I swallow hard. It hurts, like I’m eating agony. “Yes.”
“I told you not to talk to him, but what did you do? What do you always do?”
“Whatever I want.”
“Whatever you want,” he agrees glumly. He pushes off the counter to stand tall and imposing over me. “You do whatever you want and you expect everything to be just dandy at the end of it because we’re all supposed to make sure you’re okay. You want everyone to give you a million and one chances to make the world whatever you want it to be, but life doesn’t work like that. I won’t run my business into the ground trying to make you happy. The Kodiaks are never going to be your team. I am never going to give them to you. Ten years ago I bought them for pennies and now I’m going to sell them for a profit. That was always the plan and it’s not my fault that you fell in love with them. Life is hard. You don’t always get what you want.”
“You were never going to give them to me, were you?” I ask sadly. “No matter what I did.”
“It doesn’t matter. Our deal was that you were going to be responsible and learn how to live like an adult, but what did you do instead?
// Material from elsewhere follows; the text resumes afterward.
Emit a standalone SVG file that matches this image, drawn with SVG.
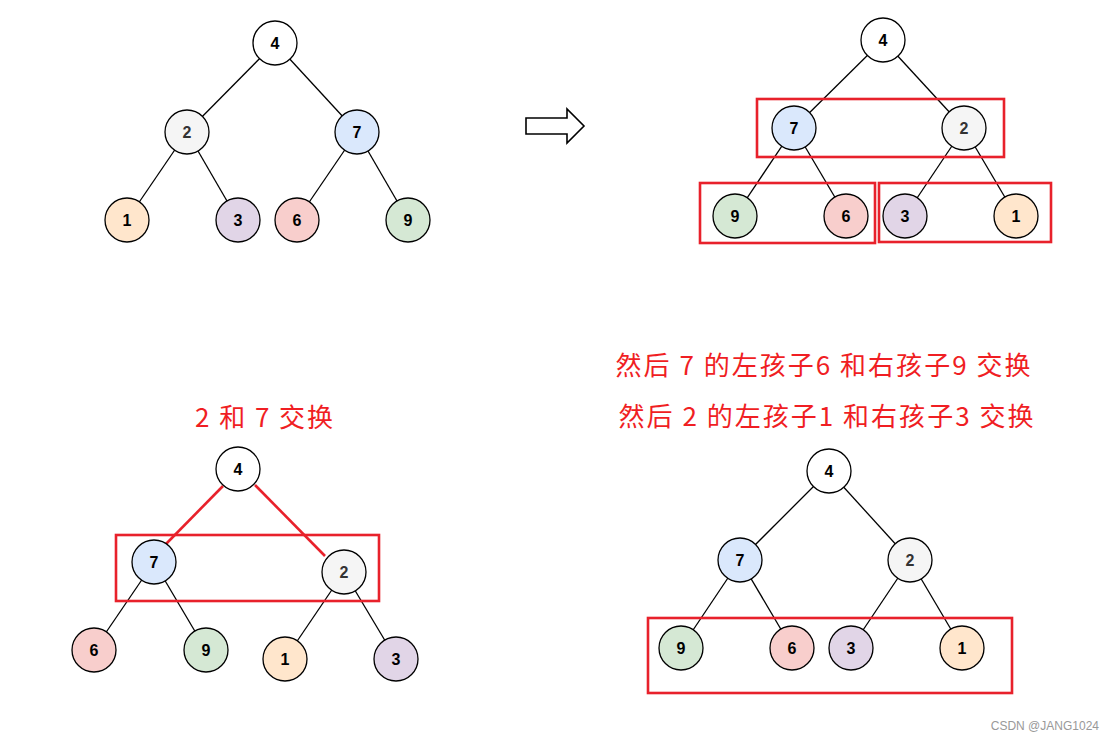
<svg xmlns="http://www.w3.org/2000/svg" width="1114" height="741" viewBox="0 0 1114 741">
<style>
.n{stroke:#000;stroke-width:1.3}
.t{font-family:"Liberation Sans",Arial,sans-serif;font-weight:bold;font-size:16px;text-anchor:middle;dominant-baseline:central;fill:#000}
.g{fill:#333}
.e{stroke:#000;stroke-width:1.3;fill:none}
.re{stroke:#e8212b;stroke-width:2.6;fill:none}
.box{stroke:#e8212b;stroke-width:2.6;fill:none}
.cn{font-family:"Noto Sans CJK SC",sans-serif;font-size:26px;fill:#f01e23;text-anchor:middle}
.w{fill:#fff}.c2{fill:#f5f5f5}.c7{fill:#dae8fc}.c1{fill:#ffe6cc}.c3{fill:#e1d5e7}.c6{fill:#f8cecc}.c9{fill:#d5e8d4}
</style>
<rect width="1114" height="741" fill="#fff"/>
<g id="connectors">
<line class="e" x1="275" y1="43" x2="187" y2="132"/>
<line class="e" x1="275" y1="43" x2="357" y2="132"/>
<line class="e" x1="187" y1="132" x2="127" y2="220"/>
<line class="e" x1="187" y1="132" x2="238" y2="220"/>
<line class="e" x1="357" y1="132" x2="297" y2="220"/>
<line class="e" x1="357" y1="132" x2="408" y2="220"/>
<line class="e" x1="883" y1="40" x2="794" y2="128"/>
<line class="e" x1="883" y1="40" x2="964" y2="128"/>
<line class="e" x1="794" y1="128" x2="735" y2="216"/>
<line class="e" x1="794" y1="128" x2="846" y2="216"/>
<line class="e" x1="964" y1="128" x2="905" y2="216"/>
<line class="e" x1="964" y1="128" x2="1016" y2="216"/>
<line class="re" x1="223" y1="486" x2="165" y2="545"/>
<line class="re" x1="255" y1="485" x2="325" y2="556"/>
<line class="e" x1="154" y1="562" x2="94" y2="650"/>
<line class="e" x1="154" y1="562" x2="206" y2="650"/>
<line class="e" x1="344" y1="572" x2="285" y2="659"/>
<line class="e" x1="344" y1="572" x2="396" y2="659"/>
<line class="e" x1="829" y1="471" x2="740" y2="560"/>
<line class="e" x1="829" y1="471" x2="910" y2="560"/>
<line class="e" x1="740" y1="560" x2="681" y2="648"/>
<line class="e" x1="740" y1="560" x2="792" y2="648"/>
<line class="e" x1="910" y1="560" x2="851" y2="648"/>
<line class="e" x1="910" y1="560" x2="962" y2="648"/>
</g>
<g id="t1-4"><circle class="n w" cx="275" cy="43" r="22"/><text class="t" x="275" y="43">4</text></g>
<g id="t1-2"><circle class="n c2" cx="187" cy="132" r="22"/><text class="t g" x="187" y="132">2</text></g>
<g id="t1-7"><circle class="n c7" cx="357" cy="132" r="22"/><text class="t" x="357" y="132">7</text></g>
<g id="t1-1"><circle class="n c1" cx="127" cy="220" r="22"/><text class="t" x="127" y="220">1</text></g>
<g id="t1-3"><circle class="n c3" cx="238" cy="220" r="22"/><text class="t" x="238" y="220">3</text></g>
<g id="t1-6"><circle class="n c6" cx="297" cy="220" r="22"/><text class="t" x="297" y="220">6</text></g>
<g id="t1-9"><circle class="n c9" cx="408" cy="220" r="22"/><text class="t" x="408" y="220">9</text></g>
<g id="arrow"><polygon points="526,118 567,118 567,109 584,126 567,143 567,134 526,134" fill="#fff" stroke="#000" stroke-width="1.6"/></g>
<g id="t2-4"><circle class="n w" cx="883" cy="40" r="22"/><text class="t" x="883" y="40">4</text></g>
<g id="t2-7"><circle class="n c7" cx="794" cy="128" r="22"/><text class="t" x="794" y="128">7</text></g>
<g id="t2-2"><circle class="n c2" cx="964" cy="128" r="22"/><text class="t g" x="964" y="128">2</text></g>
<g id="t2-9"><circle class="n c9" cx="735" cy="216" r="22"/><text class="t" x="735" y="216">9</text></g>
<g id="t2-6"><circle class="n c6" cx="846" cy="216" r="22"/><text class="t" x="846" y="216">6</text></g>
<g id="t2-3"><circle class="n c3" cx="905" cy="216" r="22"/><text class="t" x="905" y="216">3</text></g>
<g id="t2-1"><circle class="n c1" cx="1016" cy="216" r="22"/><text class="t" x="1016" y="216">1</text></g>
<g id="t2-boxes">
<rect class="box" x="757" y="99" width="247" height="58"/>
<rect class="box" x="700" y="183" width="175" height="60"/>
<rect class="box" x="879" y="183" width="172" height="59"/>
</g>
<g id="t3-title"><text class="cn" x="264" y="427" textLength="138" lengthAdjust="spacing">2 和 7 交换</text></g>
<g id="t3-4"><circle class="n w" cx="238" cy="469" r="22"/><text class="t" x="238" y="469">4</text></g>
<g id="t3-7"><circle class="n c7" cx="154" cy="562" r="22"/><text class="t" x="154" y="562">7</text></g>
<g id="t3-2"><circle class="n c2" cx="344" cy="572" r="22"/><text class="t g" x="344" y="572">2</text></g>
<g id="t3-6"><circle class="n c6" cx="94" cy="650" r="22"/><text class="t" x="94" y="650">6</text></g>
<g id="t3-9"><circle class="n c9" cx="206" cy="650" r="22"/><text class="t" x="206" y="650">9</text></g>
<g id="t3-1"><circle class="n c1" cx="285" cy="659" r="22"/><text class="t" x="285" y="659">1</text></g>
<g id="t3-3"><circle class="n c3" cx="396" cy="659" r="22"/><text class="t" x="396" y="659">3</text></g>
<g id="t3-box"><rect class="box" x="116" y="535" width="263" height="66"/></g>
<g id="t4-title">
<text class="cn" x="823" y="375" textLength="415" lengthAdjust="spacing">然后 7 的左孩子6 和右孩子9 交换</text>
<text class="cn" x="826" y="426" textLength="415" lengthAdjust="spacing">然后 2 的左孩子1 和右孩子3 交换</text>
</g>
<g id="t4-4"><circle class="n w" cx="829" cy="471" r="22"/><text class="t" x="829" y="471">4</text></g>
<g id="t4-7"><circle class="n c7" cx="740" cy="560" r="22"/><text class="t" x="740" y="560">7</text></g>
<g id="t4-2"><circle class="n c2" cx="910" cy="560" r="22"/><text class="t g" x="910" y="560">2</text></g>
<g id="t4-9"><circle class="n c9" cx="681" cy="648" r="22"/><text class="t" x="681" y="648">9</text></g>
<g id="t4-6"><circle class="n c6" cx="792" cy="648" r="22"/><text class="t" x="792" y="648">6</text></g>
<g id="t4-3"><circle class="n c3" cx="851" cy="648" r="22"/><text class="t" x="851" y="648">3</text></g>
<g id="t4-1"><circle class="n c1" cx="962" cy="648" r="22"/><text class="t" x="962" y="648">1</text></g>
<g id="t4-box"><rect class="box" x="648" y="618" width="364" height="75"/></g>
<g id="watermark"><text x="1099" y="730" font-family="Liberation Sans,Arial,sans-serif" font-size="12" fill="#999" text-anchor="end">CSDN @JANG1024</text></g>
</svg>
Huh?”
“Daddy, I—”
“What did you do, Mila?”
“I started drinking again.”
“That’s one.”
“It was one night,” I cry defensively. “I stopped again. I haven’t
had a drink in months.”
Daddy doesn’t answer. He only looks at me with a blank expression and one finger counting patiently in the air.
I sink into my seat. “I let my grades slip.”
“That’s two.”
“And I fucked Tyus Anthony.”
Daddy’s face darkens. “Don’t talk like that to me.”
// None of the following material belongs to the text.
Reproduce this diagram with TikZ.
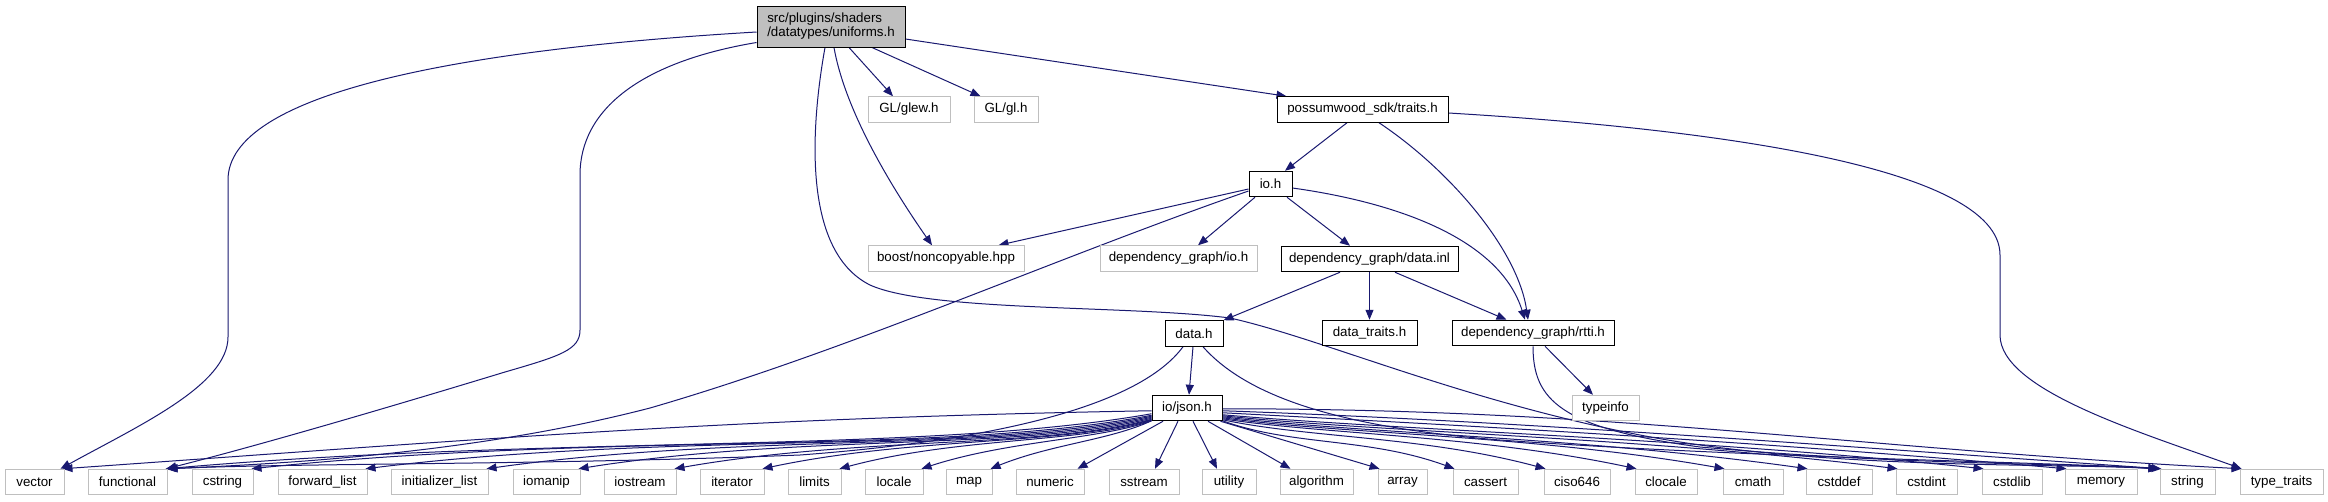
\documentclass[tikz,border=0pt]{standalone}
\usepackage{fontspec}
\setmainfont{Liberation Sans}
\usetikzlibrary{arrows.meta,calc,backgrounds}
\definecolor{edgeblue}{HTML}{191970}
\definecolor{leafgray}{HTML}{BFBFBF}
\tikzset{
 dox/.style={draw, line width=0.75pt, inner sep=0pt, minimum height=25.5*0.75pt, font=\fontsize{10pt}{10.5pt}\selectfont, fill=white},
 leaf/.style={dox, draw=leafgray},
 mainbox/.style={dox, draw=black},
 rootbox/.style={dox, draw=black, fill=leafgray, minimum height=41*0.75pt, align=left},
 bw/.style={minimum width=#1*0.75pt},
 dep/.style={draw=edgeblue, line width=0.75pt, -{Triangle[length=7.5pt,width=6pt]}},
}
\begin{document}
\begin{tikzpicture}[x=0.75pt,y=-0.75pt]
\useasboundingbox (0,0) rectangle (2328,501);
% nodes
\node[rootbox,bw=148] (root) at (831,26.5) {src/plugins/shaders\\/datatypes/uniforms.h};
\node[leaf,bw=82] (glew) at (909,109.5) {GL/glew.h};
\node[leaf,bw=64] (gl) at (1006,109.5) {GL/gl.h};
\node[mainbox,bw=171] (poss) at (1362.5,109.5) {possumwood\_sdk/traits.h};
\node[mainbox,bw=43] (ioh) at (1270.5,184) {io.h};
\node[leaf,bw=156] (boost) at (946,258.5) {boost/noncopyable.hpp};
\node[leaf,bw=157] (dgio) at (1178.5,258.5) {dependency\_graph/io.h};
\node[mainbox,bw=177] (datainl) at (1369.5,259) {dependency\_graph/data.inl};
\node[mainbox,bw=58] (datah) at (1194,333.5) {data.h};
\node[mainbox,bw=95] (dtraits) at (1369.5,333) {data\_traits.h};
\node[mainbox,bw=162] (rtti) at (1533,333) {dependency\_graph/rtti.h};
\node[leaf,bw=67] (typeinfo) at (1605.5,408) {typeinfo};
\node[mainbox,bw=70] (json) at (1187,408) {io/json.h};
\foreach \n/\x/\w/\l in {vector/34.5/59/vector, functional/127.5/79/functional, cstring/222.5/61/cstring,
  forwardlist/322.5/89/forward\_list, initlist/439.5/97/initializer\_list, iomanip/546.5/67/iomanip,
  iostream/640/72/iostream, iterator/732/64/iterator, limits/814.5/53/limits, locale/894/58/locale,
  map/969/46/map, numeric/1050/68/numeric, sstream/1144/70/sstream, utility/1229/54/utility,
  algorithm/1316.5/73/algorithm, array/1402.5/49/array, cassert/1485.5/65/cassert, ciso646/1577/66/ciso646,
  clocale/1666/62/clocale, cmath/1753/60/cmath, cstddef/1839/66/cstddef, cstdint/1926.5/61/cstdint,
  cstdlib/2012/60/cstdlib, memory/2101/72/memory, string/2187.5/55/string, typetraits/2281.5/83/type\_traits}
  \node[leaf,bw=\w] (\n) at (\x,482) {\l};
\begin{pgfonlayer}{background}
\fill[white] (0,0) rectangle (2328,501);
% root edges
\draw[dep] ($(root.west)+(0,5.5)$) .. controls (450,50) and (228,95) .. (228,180) -- (228,337)
  .. controls (228,385) and (140,425) .. ($(vector.north east)+(-4,0)$);
\draw[dep] ($(root.south west)+(0,-5)$) .. controls (640,62) and (580,110) .. (580,175) -- (580,330)
  .. controls (580,350) and (560,356) .. (505,372) .. controls (380,410) and (260,445) .. ($(functional.north east)+(-1,0)$);
\draw[dep] ($(root.south)+(-6,0)$) .. controls (812,120) and (800,250) .. (870,285)
  .. controls (930,312) and (1130,305) .. (1230,318) .. controls (1320,338) and (1460,400) .. (1640,435)
  .. controls (1820,470) and (2050,463) .. ($(string.north west)+(-1,0)$);
\draw[dep] ($(root.south)+(18,0)$) -- ($(glew.north)+(-16,0)$);
\draw[dep] ($(root.south)+(41,0)$) -- ($(gl.north west)+(7,0)$);
\draw[dep] ($(root.east)+(0,12.5)$) -- ($(poss.north west)+(10,0)$);
\draw[dep] ($(root.south)+(3,0)$) .. controls (845,110) and (890,185) .. ($(boost.north)+(-14,0)$);
% possumwood edges
\draw[dep] ($(poss.south)+(-15.5,0)$) -- ($(ioh.north)+(14.5,0)$);
\draw[dep] ($(poss.south)+(16.5,0)$) .. controls (1450,170) and (1518,250) .. ($(rtti.north)+(-5,0)$);
\draw[dep] ($(poss.east)+(0,3.5)$) .. controls (1700,128) and (2000,165) .. (2000,255) -- (2000,335)
  .. controls (2000,390) and (2140,432) .. ($(typetraits.north west)+(2,0)$);
% io.h edges
\draw[dep] ($(ioh.west)+(0,5)$) -- ($(boost.north east)+(-26,0)$);
\draw[dep] ($(ioh.west)+(0,7)$) .. controls (1050,260) and (850,350) .. (650,408)
  .. controls (480,452) and (300,463) .. ($(functional.north east)+(0,0)$);
\draw[dep] ($(ioh.south)+(-15.5,0)$) -- ($(dgio.north)+(19.5,0)$);
\draw[dep] ($(ioh.south)+(16.5,0)$) -- ($(datainl.north)+(-19.5,0)$);
\draw[dep] ($(ioh.east)+(0,4)$) .. controls (1400,203) and (1500,240) .. ($(rtti.north)+(-8,0)$);
% data.inl edges
\draw[dep] ($(datainl.south)+(-29.5,0)$) -- (datah.north east);
\draw[dep] (datainl.south) -- (dtraits.north);
\draw[dep] ($(datainl.south)+(25.5,0)$) -- ($(rtti.north west)+(55,0)$);
% data.h edges
\draw[dep] ($(datah.south)+(-1,0)$) -- ($(json.north)+(2,0)$);
\draw[dep] ($(datah.south)+(-11,0)$) .. controls (1140,405) and (1000,440) .. (800,455)
  .. controls (550,465) and (300,463) .. ($(functional.north east)+(0,0)$);
\draw[dep] ($(datah.south)+(9,0)$) .. controls (1250,400) and (1350,428) .. (1500,440)
  .. controls (1750,458) and (2050,462) .. ($(string.north west)+(-1,0)$);
% rtti edges
\draw[dep] ($(rtti.south)+(12,0)$) -- ($(typeinfo.north)+(-12.5,0)$);
\draw[dep] (rtti.south) .. controls (1533,400) and (1560,428) .. (1700,447)
  .. controls (1900,465) and (2060,463) .. ($(string.north west)+(-1,0)$);
% json fan
\foreach \t/\ys/\o/\i/\lo in {vector/411/181/4/1, functional/414/190/5/0.6, cstring/415.5/191/6/0.6,
  forwardlist/416.5/192/7/0.6, initlist/417.5/193/8/0.6, iomanip/418.5/194/9/0.6, iostream/419.5/195/10/0.6,
  iterator/420/196/12/0.6, limits/420.5/198/15/0.6, locale/421/200/18/0.6, map/421/205/22/0.7}
  \draw[dep] ($(json.north west)+(0,{\ys-395})$) to[out=\o,in=\i,out looseness=\lo] ($(\t.north east)+(-2,0)$);
\foreach \t/\ys/\o/\i/\lo in {cassert/421/-20/160/0.8, ciso646/420/-12/165/0.7, clocale/419/-9/168/0.6,
  cmath/418/-8/170/0.6, cstddef/417/-7/172/0.6, cstdint/416/-6/173/0.6, cstdlib/415/-5/174/0.6,
  memory/413/-3/175/0.7, string/411/-2/176/0.8, typetraits/409/0/177/1}
  \draw[dep] ($(json.north east)+(0,{\ys-395})$) to[out=\o,in=\i,out looseness=\lo] ($(\t.north west)+(2,0)$);
\draw[dep] ($(json.south)+(-24,0)$) -- ($(numeric.north east)+(-7,0)$);
\draw[dep] ($(json.south)+(-9,0)$) -- ($(sstream.north)+(11,0)$);
\draw[dep] ($(json.south)+(6,0)$) -- ($(utility.north)+(-12,0)$);
\draw[dep] ($(json.south)+(21,0)$) -- ($(algorithm.north)+(-26,0)$);
\draw[dep] ($(json.south east)+(-2,0)$) -- ($(array.north west)+(2,0)$);
\end{pgfonlayer}
\end{tikzpicture}
\end{document}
I lower my head meekly. “I’m sorry.”
“Sorry isn’t going to cut it anymore. The team is as good as gone.” He snaps open a container of pasta sauce that looks more like blood than tomato paste. “From our lives and from L.A.”
I raise my head sharply. “What do you mean?”
“I mean, I’m selling to Chris Murphy and his crew, and they think the market is too crowded in California. The Raiders, the Kodiaks, the 49ers, the Chargers. It’s too many teams in one place.”
“Where are they taking them?”
“Las Vegas.”
“You can’t! They’re an L.A. team! They—”
Daddy casts me a cutting look that silences me on the spot. I hate that look. I see it all the time. It’s the one he and Mama give me when they feel like I’m a problem. A wild animal in their home that can’t be trusted. But as many times as they’ve cast it at me, it hasn’t changed a thing because they’ve never done anything about it. They just give me a wider and wider berth until I’m pacing my cage that’s ten miles wide.
Today is different though. Daddy holds it for too long. The lines around his mouth are too clearly defined, carved in stone to be remembered forever, and I know it’s designed to remind me very acutely that I have lost my right to argue about what happens to the Kodiaks.
“He wants to buy them from me right now, before they take the Super Bowl title,” Daddy continues, organizing his plate. “He wants his name on that Championship, but I told him there’s not enough money in the world to make me sell before they finish the year. We’ll have our name on them when they win their first Super Bowl, Mila. That’s not nothing. It’s something to be proud of. For as long as I’ve owned them, they’ve been as much your team as they’ve been mine, but our time with the Kodiaks is over. When they leave for Las Vegas, they’ll be gone from our lives. All of them.” He looks at me heavily. “Do you understand what I’m saying?”